La messe est dite: Hosni Moubarak a décidé de s'accrocher au pouvoir. Il n'est pas question de plier bagages avant les élections de septembre. Aussi immédiate que colérique, la réaction des manifestants laisse présager une possible radicalisation.
Drôle de journée. Dans la matinée d'hier, une rumeur d'autant plus persistance qu'elle émanait de gens du sérail, des initiés, annonçait la démission du président dans les heures qui suivent. Puis, une information, celle-ci confirmée, révélait que les membres de l'état-major étaient plongés dans une réunion d'urgence. Après une valse-hésitation de quelques heures, la conclusion est tombée: Moubarak reste. Il reconnaît comme légitimes les aspirations du peuple, mais pas question de jeter l'éponge aujourd'hui ou demain.

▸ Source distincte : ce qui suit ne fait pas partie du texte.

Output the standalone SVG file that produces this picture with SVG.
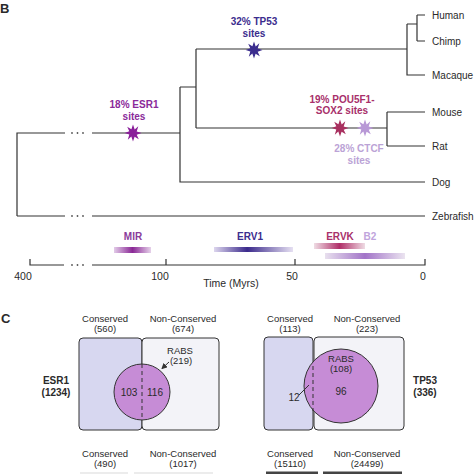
<svg xmlns="http://www.w3.org/2000/svg" width="474" height="474" viewBox="0 0 474 474">
<style>
text{font-family:"Liberation Sans",Arial,sans-serif;font-size:10px;fill:#2a2a2a}
.b{font-weight:bold}
.c{text-anchor:middle}
.s{font-size:9.5px}
.ln{stroke:#333;stroke-width:1.2;fill:none}
.dot{fill:#555}
.box{stroke:#333;stroke-width:1}
</style>
<defs>
<polygon id="star" points="0,-8.5 1.7,-3.6 5.3,-6.8 3.7,-1.6 8.5,0 3.7,1.7 5.8,6.2 1.6,3.7 0,8.5 -1.7,3.6 -5.2,6.8 -3.7,1.6 -8.3,0 -3.7,-1.7 -5.8,-6.2 -1.6,-3.7"/>
<linearGradient id="gMIR"><stop offset="0" stop-color="#e2cbe8"/><stop offset="0.5" stop-color="#8a2896"/><stop offset="1" stop-color="#e6d2ea"/></linearGradient>
<linearGradient id="gERV1"><stop offset="0" stop-color="#ddd6ee"/><stop offset="0.42" stop-color="#3b2a8c"/><stop offset="1" stop-color="#e6e0f2"/></linearGradient>
<linearGradient id="gERVK"><stop offset="0" stop-color="#efdce4"/><stop offset="0.5" stop-color="#b02f68"/><stop offset="1" stop-color="#efdce4"/></linearGradient>
<linearGradient id="gB2"><stop offset="0" stop-color="#e8e0ee"/><stop offset="0.5" stop-color="#a274c8"/><stop offset="1" stop-color="#ebe4f0"/></linearGradient>
<marker id="ah" markerWidth="6" markerHeight="6" refX="5" refY="3" orient="auto" markerUnits="userSpaceOnUse"><path d="M0,0 L6,3 L0,6 z" fill="#333"/></marker>
</defs>

<text x="0" y="13" class="b" style="font-size:13px">B</text>

<g id="connectors">
<path class="ln" d="M17,216 V133 H65 M92,133 H180 M180,87 V182 H425 M180,87 H196 M196,49 V128 M196,49 H407 M407,24 V75 H425 M407,24 H417 M417,15 V41 M417,15 H425 M417,41 H425 M196,128 H387 M387,112 V146 M387,112 H425 M387,146 H425 M17,216 H65 M92,216 H425"/>
</g>
<g id="dots-root"><circle class="dot" cx="72" cy="133" r="0.9"/><circle class="dot" cx="77.5" cy="133" r="0.9"/><circle class="dot" cx="83" cy="133" r="0.9"/></g>
<g id="dots-zebra"><circle class="dot" cx="72" cy="216" r="0.9"/><circle class="dot" cx="77.5" cy="216" r="0.9"/><circle class="dot" cx="83" cy="216" r="0.9"/></g>

<g id="species">
<text x="432" y="19">Human</text>
<text x="432" y="45">Chimp</text>
<text x="432" y="79">Macaque</text>
<text x="432" y="116">Mouse</text>
<text x="432" y="150">Rat</text>
<text x="432" y="186">Dog</text>
<text x="432" y="220">Zebrafish</text>
</g>

<g id="esr1-star"><use href="#star" x="133" y="133" fill="#8a1f9a"/>
<text x="134" y="108" class="b c" style="fill:#8a2a9a">18% ESR1</text><text x="134" y="120" class="b c" style="fill:#8a2a9a">sites</text></g>
<g id="tp53-star"><use href="#star" x="254" y="50" fill="#3b2d8e"/>
<text x="254" y="25" class="b c" style="fill:#3b2d8e">32% TP53</text><text x="254" y="37" class="b c" style="fill:#3b2d8e">sites</text></g>
<g id="pou-star"><use href="#star" x="340" y="128" fill="#a8305f"/>
<text x="342" y="103" class="b c" style="fill:#a8306a">19% POU5F1-</text><text x="342" y="114" class="b c" style="fill:#a8306a">SOX2 sites</text></g>
<g id="ctcf-star"><use href="#star" x="365" y="128" fill="#b898d6"/>
<text x="359" y="152" class="b c" style="fill:#bba3d6">28% CTCF</text><text x="359" y="164" class="b c" style="fill:#bba3d6">sites</text></g>

<g id="repeats">
<rect x="114" y="247" width="37" height="6" fill="url(#gMIR)"/>
<text x="133" y="240" class="b c" style="fill:#8a3a9a">MIR</text>
<rect x="214" y="247" width="79" height="5" fill="url(#gERV1)"/>
<text x="250" y="240" class="b c" style="fill:#3b2d8e">ERV1</text>
<rect x="314" y="243" width="51" height="6" fill="url(#gERVK)"/>
<text x="340" y="240" class="b c" style="fill:#a8306a">ERVK</text>
<rect x="325" y="253" width="80" height="6" fill="url(#gB2)"/>
<text x="370" y="240" class="b c" style="fill:#c0a4dc">B2</text>
</g>

<g id="axis">
<path class="ln" d="M30,259 V265 H64 M92,265 H425 V259 M166,265 V259 M295,265 V259"/>
<circle class="dot" cx="72" cy="265" r="0.9"/><circle class="dot" cx="77.5" cy="265" r="0.9"/><circle class="dot" cx="83" cy="265" r="0.9"/>
<text x="23" y="280" class="c" style="font-size:10.5px">400</text>
<text x="160" y="280" class="c" style="font-size:10.5px">100</text>
<text x="292" y="280" class="c" style="font-size:10.5px">50</text>
<text x="423" y="280" class="c" style="font-size:10.5px">0</text>
<text x="231" y="287" class="c" style="font-size:10.5px">Time (Myrs)</text>
</g>

<text x="1" y="323" class="b" style="font-size:13px">C</text>

<g id="venn-esr1">
<rect class="box" x="79" y="338" width="63" height="92" rx="4" fill="#d7d7f0"/>
<rect class="box" x="142" y="338" width="77" height="92" rx="4" fill="#f3f3f8"/>
<circle cx="142" cy="392" r="28" fill="#c68cd6" stroke="#333" stroke-width="1"/>
<line x1="142" y1="364" x2="142" y2="420" stroke="#333" stroke-width="1" stroke-dasharray="4 3"/>
<text x="129" y="396" class="c">103</text>
<text x="155" y="396" class="c">116</text>
<text x="180" y="354" class="c s">RABS</text>
<text x="181" y="364" class="c s">(219)</text>
<line x1="169" y1="362" x2="162" y2="368.5" stroke="#333" stroke-width="1" marker-end="url(#ah)"/>
<text x="105" y="322" class="c s">Conserved</text><text x="105" y="332" class="c s">(560)</text>
<text x="183" y="322" class="c s">Non-Conserved</text><text x="183" y="332" class="c s">(674)</text>
<text x="56" y="384" class="b c">ESR1</text><text x="56" y="396" class="b c">(1234)</text>
</g>

<g id="venn-tp53">
<rect class="box" x="264" y="337" width="49" height="93" rx="4" fill="#d7d7f0"/>
<rect class="box" x="314" y="337" width="90" height="93" rx="4" fill="#f3f3f8"/>
<circle cx="341" cy="386" r="37" fill="#c68cd6" stroke="#333" stroke-width="1"/>
<line x1="313" y1="366" x2="313" y2="411" stroke="#333" stroke-width="1" stroke-dasharray="4 3"/>
<text x="341" y="362" class="c s">RABS</text>
<text x="341" y="372" class="c s">(108)</text>
<text x="341" y="395" class="c">96</text>
<text x="294" y="401" class="c">12</text>
<line x1="299" y1="395" x2="309" y2="385" stroke="#333" stroke-width="1"/>
<text x="290" y="322" class="c s">Conserved</text><text x="290" y="332" class="c s">(113)</text>
<text x="367" y="322" class="c s">Non-Conserved</text><text x="367" y="332" class="c s">(223)</text>
<text x="425" y="384" class="b c">TP53</text><text x="425" y="396" class="b c">(336)</text>
</g>

<g id="bottom-esr1">
<text x="105" y="457" class="c s">Conserved</text><text x="105" y="467" class="c s">(490)</text>
<text x="183" y="457" class="c s">Non-Conserved</text><text x="183" y="467" class="c s">(1017)</text>
<rect x="80" y="472" width="48" height="2" fill="#ececec"/>
<rect x="134" y="472" width="79" height="2" fill="#ececec"/>
</g>
<g id="bottom-tp53">
<text x="290" y="457" class="c s">Conserved</text><text x="290" y="467" class="c s">(15110)</text>
<text x="367" y="457" class="c s">Non-Conserved</text><text x="367" y="467" class="c s">(24499)</text>
<rect x="266" y="471.5" width="52" height="2.5" fill="#444"/>
<rect x="323" y="471.5" width="79" height="2.5" fill="#444"/>
</g>
</svg>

Pas question que l'évolution, à court terme, du destin de la patrie égyptienne soit dictée par une force étrangère. CQFD: les États-Unis. À l'endroit de ce dernier pays, Moubarak a adopté la position du frondeur. À deux reprises il a écorché, sans la nommer, la politique arrêtée par le président Barack Obama et la secrétaire d'État, Hillary Clinton. En clair, la maîtrise de l'ordre du jour appartient encore et toujours, d'affirmer en substance Moubarak, au gouvernement égyptien en place.
Au cours des prochaines semaines, deux comités rassemblant notamment des juristes vont plancher sur un certain nombre d'amendements à la Constitution. Des amendements qui sont autant de préalables obligés à l'organisation d'élections dites libres. Mais également à l'allocation de certains pouvoirs que Moubarak s'est promis de transférer au vice-président nommé il y a une quinzaine, soit le général et ex-patron des services de renseignement Omar Souleimane.
Quand on y songe, la défense choisie hier par Moubarak est très légaliste. Il colle au plus près à une Constitution écrite au début des années 70 par un autre général-président, Anouar al-Sadate. Il colle (bis) à un texte composé pour asseoir le pouvoir de la caste militaire. Ce faisant, il a pris le risque d'alimenter les braises de la révolte. À preuve, la réaction, parmi d'autres, de Mohamed el-Baradei, avocat de formation, qui estime que non seulement Moubarak doit partir, mais également qu'il y a lieu de suspendre une Constitution si désuète qu'elle ne peut répondre aux requêtes, certaines immédiates, du peuple égyptien.
Dans cette obstination, celle évidemment des dirigeants actuels, un fait, une réalité, un constat a probablement dû influer sur la suite des choses: l'opposition est quelque peu hétérogène. Les Frères musulmans mis à part, il est vrai qu'en matière d'organisation politique les divers courants qui agitent actuellement la société ne disposent pas, du moins pas encore, des moyens permettant d'être au diapason des nombreux et profonds changements que souhaitent les citoyens.
Cela étant, au cours des trente dernières années le monde arabe a essuyé deux énormes déceptions. Il y a tout d'abord ce pan-arabisme et sa promesse d'une renaissance. Il y a ensuite l'islamisme, ou le salut dans la religion. Et alors? La répression commune à ces deux vecteurs a fait le lit de la stagnation. Notamment de l'économie. Que ce soit en Égypte ou en Tunisie, sans oublier l'Algérie, le Soudan et le Yémen, les gens sont descendus dans la rue lorsqu'ils ont réalisé que la hausse vertigineuse des prix des matières premières était un billet d'entrée en territoire de la faim. Il serait étonnant que le colmatage constitutionnel de Moubarak calme cet... appétit!